Intent of the Parties

The court focused on the intent of both parties as critical to the resolution of the dispute. It recognized that the intention behind accepting the check and the account statement was to settle the ongoing disagreement regarding payment. Gregory's actions, including preparing the account statement and sending the check, demonstrated his belief that he was making a final settlement of the obligations under the modified agreement. Creighton's acceptance of the signed check, following his request for Gregory to sign it, indicated his acquiescence to the terms laid out in the account statement. The court inferred that Gregory would not have issued the check if he had not believed it resolved the matter. Moreover, the court concluded that Creighton's subsequent cashing of the check further solidified the understanding that he accepted the resolution of the dispute. The court emphasized that the actions of both parties suggested a mutual understanding that the payment was meant to extinguish the claims, regardless of Creighton's later assertion that he intended to claim the original contract price. Therefore, the court found that the parties' conduct demonstrated a clear intent to settle the matter, which supported the finding of accord and satisfaction.

Final Settlement and Cashing the Check

The court emphasized the importance of the final settlement process, particularly Creighton's acceptance of the check as full payment. After a contentious meeting where both parties expressed their positions, Creighton left without reaching an agreement, which left their dispute unresolved at that time. However, when Gregory prepared the account statement and sent the check, it was an attempt to finalize their dealings based on the modified terms. Once Creighton returned to have the check signed and subsequently cashed it, the court interpreted these actions as a clear indication that he accepted the terms outlined in the account statement. The act of cashing the check was significant, as it represented Creighton's acknowledgment that the payment was intended to settle the dispute entirely. The court noted that Creighton's later claim of not having received full payment contradicted his earlier actions of accepting and cashing the check. Thus, the court concluded that this constituted an accord and satisfaction, extinguishing any further claims Creighton may have had against Gregory regarding their contract.
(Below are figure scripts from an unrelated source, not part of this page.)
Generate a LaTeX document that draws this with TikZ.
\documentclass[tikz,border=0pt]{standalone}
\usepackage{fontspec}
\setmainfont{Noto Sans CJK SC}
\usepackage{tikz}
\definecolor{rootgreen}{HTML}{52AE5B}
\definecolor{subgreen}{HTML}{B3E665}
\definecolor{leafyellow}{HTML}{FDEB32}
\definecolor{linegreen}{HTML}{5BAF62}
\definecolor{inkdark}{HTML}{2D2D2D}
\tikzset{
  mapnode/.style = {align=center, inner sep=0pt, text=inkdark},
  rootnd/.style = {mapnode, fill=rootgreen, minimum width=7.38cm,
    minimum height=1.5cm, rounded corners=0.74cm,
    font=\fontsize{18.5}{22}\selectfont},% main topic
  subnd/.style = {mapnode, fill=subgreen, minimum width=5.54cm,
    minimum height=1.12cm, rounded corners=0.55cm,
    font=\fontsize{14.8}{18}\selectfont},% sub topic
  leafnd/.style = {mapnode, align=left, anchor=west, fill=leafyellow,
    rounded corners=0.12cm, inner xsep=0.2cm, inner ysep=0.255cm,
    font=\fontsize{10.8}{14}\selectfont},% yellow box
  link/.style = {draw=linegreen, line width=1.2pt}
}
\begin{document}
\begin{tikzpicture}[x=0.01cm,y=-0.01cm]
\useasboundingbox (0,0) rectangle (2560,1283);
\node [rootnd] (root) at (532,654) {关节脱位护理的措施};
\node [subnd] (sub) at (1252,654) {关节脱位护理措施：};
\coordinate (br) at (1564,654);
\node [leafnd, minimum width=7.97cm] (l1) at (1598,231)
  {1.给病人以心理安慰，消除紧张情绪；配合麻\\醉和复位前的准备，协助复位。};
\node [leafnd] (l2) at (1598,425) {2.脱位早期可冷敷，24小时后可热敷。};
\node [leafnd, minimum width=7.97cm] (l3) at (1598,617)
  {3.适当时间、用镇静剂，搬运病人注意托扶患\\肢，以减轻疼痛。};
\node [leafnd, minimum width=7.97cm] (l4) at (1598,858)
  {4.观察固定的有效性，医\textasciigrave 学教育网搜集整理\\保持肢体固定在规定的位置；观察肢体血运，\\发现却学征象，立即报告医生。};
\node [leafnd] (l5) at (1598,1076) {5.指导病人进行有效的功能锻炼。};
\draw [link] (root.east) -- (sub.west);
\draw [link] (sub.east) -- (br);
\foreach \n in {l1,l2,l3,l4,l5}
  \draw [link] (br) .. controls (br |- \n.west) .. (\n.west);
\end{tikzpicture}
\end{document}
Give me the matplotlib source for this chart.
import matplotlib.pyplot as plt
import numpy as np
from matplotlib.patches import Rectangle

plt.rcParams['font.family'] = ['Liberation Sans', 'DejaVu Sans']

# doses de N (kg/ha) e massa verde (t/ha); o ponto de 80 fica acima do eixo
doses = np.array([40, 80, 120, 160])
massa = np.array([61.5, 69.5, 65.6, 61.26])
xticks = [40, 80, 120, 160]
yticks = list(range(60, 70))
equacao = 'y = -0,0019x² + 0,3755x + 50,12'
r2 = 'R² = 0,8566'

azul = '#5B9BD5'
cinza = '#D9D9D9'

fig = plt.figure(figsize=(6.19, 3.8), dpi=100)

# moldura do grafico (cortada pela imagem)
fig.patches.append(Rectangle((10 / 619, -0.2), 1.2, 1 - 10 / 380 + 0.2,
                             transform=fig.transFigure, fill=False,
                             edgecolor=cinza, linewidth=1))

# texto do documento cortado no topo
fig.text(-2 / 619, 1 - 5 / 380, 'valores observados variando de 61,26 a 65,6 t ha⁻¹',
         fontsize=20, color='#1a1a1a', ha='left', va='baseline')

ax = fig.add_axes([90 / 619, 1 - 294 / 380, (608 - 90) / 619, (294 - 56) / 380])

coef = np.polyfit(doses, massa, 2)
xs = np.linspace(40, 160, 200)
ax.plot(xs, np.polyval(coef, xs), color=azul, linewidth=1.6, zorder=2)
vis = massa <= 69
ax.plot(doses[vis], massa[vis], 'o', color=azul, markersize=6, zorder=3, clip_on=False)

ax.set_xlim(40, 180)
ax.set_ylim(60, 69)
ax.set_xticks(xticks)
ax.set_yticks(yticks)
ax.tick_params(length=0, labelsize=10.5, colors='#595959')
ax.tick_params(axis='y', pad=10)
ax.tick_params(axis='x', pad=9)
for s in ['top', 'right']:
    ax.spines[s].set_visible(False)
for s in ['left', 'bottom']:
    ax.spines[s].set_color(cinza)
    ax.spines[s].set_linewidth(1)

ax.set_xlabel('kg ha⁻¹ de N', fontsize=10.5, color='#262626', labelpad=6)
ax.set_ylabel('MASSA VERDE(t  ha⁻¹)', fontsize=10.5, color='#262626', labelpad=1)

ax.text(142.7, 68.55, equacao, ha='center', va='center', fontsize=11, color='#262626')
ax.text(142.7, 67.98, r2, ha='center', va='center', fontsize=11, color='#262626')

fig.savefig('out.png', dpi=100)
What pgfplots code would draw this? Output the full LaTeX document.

Legal Principles of Accord and Satisfaction

The court relied on established legal principles regarding accord and satisfaction to reach its decision. Accord and satisfaction occur when a debtor offers a different payment than what is owed, and the creditor accepts this payment, which serves to extinguish the original obligation. The court referenced relevant sections of the California Civil Code that define accord and satisfaction, emphasizing that the acceptance of a lesser payment in the face of a dispute satisfies the original claim if the parties intended to resolve the matter. In this case, the court found that there was a bona fide dispute over the amount due under the contract, which provided the necessary context for the subsequent actions taken by both parties. The court highlighted that Creighton's acceptance of the check for a lesser amount constituted satisfaction, as he had knowingly accepted modified terms during their negotiations. By acknowledging that he had previously agreed to the modified terms and then cashing the check, Creighton effectively extinguished his original claim. Therefore, the court affirmed that the principles governing accord and satisfaction were applicable, leading to the conclusion that the original obligation was satisfied through the actions of both parties.